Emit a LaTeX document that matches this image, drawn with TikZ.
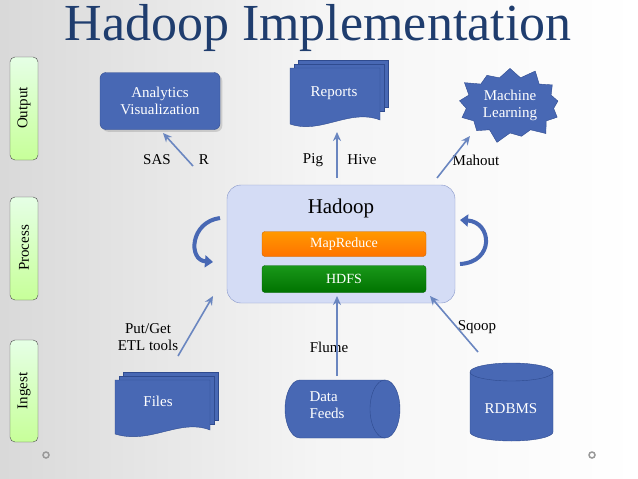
\documentclass[tikz,border=0pt]{standalone}
\usepackage{fontspec}
\setmainfont{Liberation Serif}
\usetikzlibrary{shapes.geometric,shapes.symbols,arrows.meta,shadows}
\definecolor{bblue}{HTML}{4868B4}
\definecolor{bdark}{HTML}{2F4B8F}
\definecolor{titlec}{HTML}{1F3D6E}
\definecolor{arrc}{HTML}{6A86C0}
\definecolor{hfill}{HTML}{D4DCF5}
\definecolor{hline}{HTML}{8595C8}
\tikzset{
 bluebox/.style={draw=bdark,fill=bblue,text=white,rounded corners=6pt,align=center,font=\fontsize{15}{17}\selectfont,drop shadow={opacity=0.3}},
 tab/.style={draw=black!70,rounded corners=5pt,top color=green!10!white,bottom color=green!40!lime!40!white,minimum width=28pt,inner sep=0pt},
 tabtxt/.style={rotate=90,font=\fontsize{15}{17}\selectfont},
 lbl/.style={font=\fontsize{15}{17}\selectfont,align=center},
 conn/.style={draw=arrc,line width=1.6pt,-{Stealth[length=9pt,width=8pt]}},
 curv/.style={draw=bblue,line width=4pt,-{Triangle[length=8pt,width=12pt]}},
 docf/.style={draw=bdark,fill=bblue}
}
\begin{document}
\begin{tikzpicture}[x=1pt,y=-1pt]
\shade[left color=black!15,right color=white,middle color=white!96!black] (0,0) rectangle (638,479);
\useasboundingbox (0,0) rectangle (638,479);
\node[font=\fontsize{52}{56}\selectfont,text=titlec] (title) at (318,28) {Hadoop Implementation};
% tabs
\draw[tab] (10,57) rectangle (38,160); \node[tabtxt] (tout) at (24,108) {Output};
\draw[tab] (10,197) rectangle (38,300); \node[tabtxt] (tproc) at (24,248) {Process};
\draw[tab] (10,340) rectangle (38,442); \node[tabtxt] (ting) at (24,391) {Ingest};
\draw[black!40,line width=1.5pt] (46,455) circle (3); \draw[black!40,line width=1.5pt] (592,455) circle (3);
% output
\node[bluebox,minimum width=120pt,minimum height=57pt] (ana) at (160,101) {Analytics\\Visualization};
\foreach \d in {8,4}{\draw[docf] (290+\d,68-\d) rectangle (380+\d,115-\d);}
\draw[docf] (290,68) -- (380,68) -- (380,120) .. controls (350,108) and (320,135) .. (290,124) -- cycle;
\node[lbl,text=white] (rep) at (334,93) {Reports};
\node[starburst,starburst points=13,starburst point height=12pt,docf,minimum width=112pt,minimum height=80pt,text=white,align=center,font=\fontsize{15}{17}\selectfont] (ml) at (510,105) {Machine\\Learning};
\node[lbl] (sas) at (157,160) {SAS};
\node[lbl] (r) at (204,160) {R};
\node[lbl] (pig) at (313,160) {Pig};
\node[lbl] (hive) at (362,160) {Hive};
\node[lbl] (mah) at (476,160) {Mahout};
\coordinate (a1) at (193,166); \coordinate (a1e) at (163,133);
\coordinate (a2) at (337,178); \coordinate (a2e) at (337,132);
\coordinate (a3) at (437,178); \coordinate (a3e) at (470,136);
\draw[conn] (a1) -- (a1e); \draw[conn] (a2) -- (a2e); \draw[conn] (a3) -- (a3e);
% hadoop
\node[draw=hline,fill=hfill,rounded corners=14pt,minimum width=228pt,minimum height=118pt] (had) at (341,244) {};
\node[font=\fontsize{21}{23}\selectfont] (hadt) at (341,208) {Hadoop};
\node[draw=orange!80!black,top color=orange!80!yellow,bottom color=orange!90!red,text=white,rounded corners=3pt,minimum width=164pt,minimum height=25pt,font=\fontsize{14}{16}\selectfont] (mr) at (344,244) {MapReduce};
\node[draw=green!40!black,top color=green!55!black!90,bottom color=green!45!black,text=white,rounded corners=3pt,minimum width=164pt,minimum height=27pt,font=\fontsize{14}{16}\selectfont] (hdfs) at (344,279) {HDFS};
\coordinate (lc1) at (220,218); \coordinate (lc2) at (213,262);
\draw[curv] (lc1) .. controls (190,222) and (188,260) .. (lc2);
\coordinate (rc1) at (460,220); \coordinate (rc2) at (460,264);
\draw[curv] (rc2) .. controls (495,262) and (492,222) .. (rc1);
% ingest
\node[lbl] (pg) at (148,337) {Put/Get\\ETL tools};
\node[lbl] (flume) at (329,347) {Flume};
\node[lbl] (sqoop) at (477,327) {Sqoop};
\coordinate (b1) at (178,356); \coordinate (b1e) at (213,296);
\coordinate (b2) at (337,376); \coordinate (b2e) at (337,296);
\coordinate (b3) at (478,352); \coordinate (b3e) at (430,296);
\draw[conn] (b1) -- (b1e); \draw[conn] (b2) -- (b2e); \draw[conn] (b3) -- (b3e);
\foreach \d in {8,4}{\draw[docf] (115+\d,380-\d) rectangle (210+\d,428-\d);}
\draw[docf] (115,380) -- (210,380) -- (210,430) .. controls (180,418) and (150,445) .. (115,434) -- cycle;
\node[lbl,text=white] (files) at (158,401) {Files};
\draw[docf] (300,380) -- (385,380) arc[start angle=-90,end angle=90,x radius=15,y radius=29] -- (300,438) arc[start angle=90,end angle=270,x radius=15,y radius=29] -- cycle;
\draw[bdark] (385,380) arc[start angle=-90,end angle=-270,x radius=15,y radius=29];
\node[lbl,text=white,align=left] (df) at (327,405) {Data\\Feeds};
\draw[docf] (470,372) -- (470,432) arc[start angle=180,end angle=0,x radius=41.5,y radius=9] -- (553,372) arc[start angle=0,end angle=-180,x radius=41.5,y radius=9];
\draw[bdark] (470,372) arc[start angle=180,end angle=0,x radius=41.5,y radius=9];
\node[lbl,text=white] (rdb) at (511,409) {RDBMS};
\end{tikzpicture}
\end{document}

**Exercise**
Write out the whole listing exactly, and drop the pictures.

**Result of this exercise**
Emit a LaTeX document that matches this image, drawn with TikZ.
\documentclass[tikz,border=0pt]{standalone}
\usepackage{fontspec}
\setmainfont{Liberation Serif}
\usetikzlibrary{shapes.geometric,shapes.symbols,arrows.meta,shadows}
\definecolor{bblue}{HTML}{4868B4}
\definecolor{bdark}{HTML}{2F4B8F}
\definecolor{titlec}{HTML}{1F3D6E}
\definecolor{arrc}{HTML}{6A86C0}
\definecolor{hfill}{HTML}{D4DCF5}
\definecolor{hline}{HTML}{8595C8}
\tikzset{
 bluebox/.style={draw=bdark,fill=bblue,text=white,rounded corners=6pt,align=center,font=\fontsize{15}{17}\selectfont,drop shadow={opacity=0.3}},
 tab/.style={draw=black!70,rounded corners=5pt,top color=green!10!white,bottom color=green!40!lime!40!white,minimum width=28pt,inner sep=0pt},
 tabtxt/.style={rotate=90,font=\fontsize{15}{17}\selectfont},
 lbl/.style={font=\fontsize{15}{17}\selectfont,align=center},
 conn/.style={draw=arrc,line width=1.6pt,-{Stealth[length=9pt,width=8pt]}},
 curv/.style={draw=bblue,line width=4pt,-{Triangle[length=8pt,width=12pt]}},
 docf/.style={draw=bdark,fill=bblue}
}
\begin{document}
\begin{tikzpicture}[x=1pt,y=-1pt]
\shade[left color=black!15,right color=white,middle color=white!96!black] (0,0) rectangle (638,479);
\useasboundingbox (0,0) rectangle (638,479);
\node[font=\fontsize{52}{56}\selectfont,text=titlec] (title) at (318,28) {Hadoop Implementation};
% tabs
\draw[tab] (10,57) rectangle (38,160); \node[tabtxt] (tout) at (24,108) {Output};
\draw[tab] (10,197) rectangle (38,300); \node[tabtxt] (tproc) at (24,248) {Process};
\draw[tab] (10,340) rectangle (38,442); \node[tabtxt] (ting) at (24,391) {Ingest};
\draw[black!40,line width=1.5pt] (46,455) circle (3); \draw[black!40,line width=1.5pt] (592,455) circle (3);
% output
\node[bluebox,minimum width=120pt,minimum height=57pt] (ana) at (160,101) {Analytics\\Visualization};
\foreach \d in {8,4}{\draw[docf] (290+\d,68-\d) rectangle (380+\d,115-\d);}
\draw[docf] (290,68) -- (380,68) -- (380,120) .. controls (350,108) and (320,135) .. (290,124) -- cycle;
\node[lbl,text=white] (rep) at (334,93) {Reports};
\node[starburst,starburst points=13,starburst point height=12pt,docf,minimum width=112pt,minimum height=80pt,text=white,align=center,font=\fontsize{15}{17}\selectfont] (ml) at (510,105) {Machine\\Learning};
\node[lbl] (sas) at (157,160) {SAS};
\node[lbl] (r) at (204,160) {R};
\node[lbl] (pig) at (313,160) {Pig};
\node[lbl] (hive) at (362,160) {Hive};
\node[lbl] (mah) at (476,160) {Mahout};
\coordinate (a1) at (193,166); \coordinate (a1e) at (163,133);
\coordinate (a2) at (337,178); \coordinate (a2e) at (337,132);
\coordinate (a3) at (437,178); \coordinate (a3e) at (470,136);
\draw[conn] (a1) -- (a1e); \draw[conn] (a2) -- (a2e); \draw[conn] (a3) -- (a3e);
% hadoop
\node[draw=hline,fill=hfill,rounded corners=14pt,minimum width=228pt,minimum height=118pt] (had) at (341,244) {};
\node[font=\fontsize{21}{23}\selectfont] (hadt) at (341,208) {Hadoop};
\node[draw=orange!80!black,top color=orange!80!yellow,bottom color=orange!90!red,text=white,rounded corners=3pt,minimum width=164pt,minimum height=25pt,font=\fontsize{14}{16}\selectfont] (mr) at (344,244) {MapReduce};
\node[draw=green!40!black,top color=green!55!black!90,bottom color=green!45!black,text=white,rounded corners=3pt,minimum width=164pt,minimum height=27pt,font=\fontsize{14}{16}\selectfont] (hdfs) at (344,279) {HDFS};
\coordinate (lc1) at (220,218); \coordinate (lc2) at (213,262);
\draw[curv] (lc1) .. controls (190,222) and (188,260) .. (lc2);
\coordinate (rc1) at (460,220); \coordinate (rc2) at (460,264);
\draw[curv] (rc2) .. controls (495,262) and (492,222) .. (rc1);
% ingest
\node[lbl] (pg) at (148,337) {Put/Get\\ETL tools};
\node[lbl] (flume) at (329,347) {Flume};
\node[lbl] (sqoop) at (477,327) {Sqoop};
\coordinate (b1) at (178,356); \coordinate (b1e) at (213,296);
\coordinate (b2) at (337,376); \coordinate (b2e) at (337,296);
\coordinate (b3) at (478,352); \coordinate (b3e) at (430,296);
\draw[conn] (b1) -- (b1e); \draw[conn] (b2) -- (b2e); \draw[conn] (b3) -- (b3e);
\foreach \d in {8,4}{\draw[docf] (115+\d,380-\d) rectangle (210+\d,428-\d);}
\draw[docf] (115,380) -- (210,380) -- (210,430) .. controls (180,418) and (150,445) .. (115,434) -- cycle;
\node[lbl,text=white] (files) at (158,401) {Files};
\draw[docf] (300,380) -- (385,380) arc[start angle=-90,end angle=90,x radius=15,y radius=29] -- (300,438) arc[start angle=90,end angle=270,x radius=15,y radius=29] -- cycle;
\draw[bdark] (385,380) arc[start angle=-90,end angle=-270,x radius=15,y radius=29];
\node[lbl,text=white,align=left] (df) at (327,405) {Data\\Feeds};
\draw[docf] (470,372) -- (470,432) arc[start angle=180,end angle=0,x radius=41.5,y radius=9] -- (553,372) arc[start angle=0,end angle=-180,x radius=41.5,y radius=9];
\draw[bdark] (470,372) arc[start angle=180,end angle=0,x radius=41.5,y radius=9];
\node[lbl,text=white] (rdb) at (511,409) {RDBMS};
\end{tikzpicture}
\end{document}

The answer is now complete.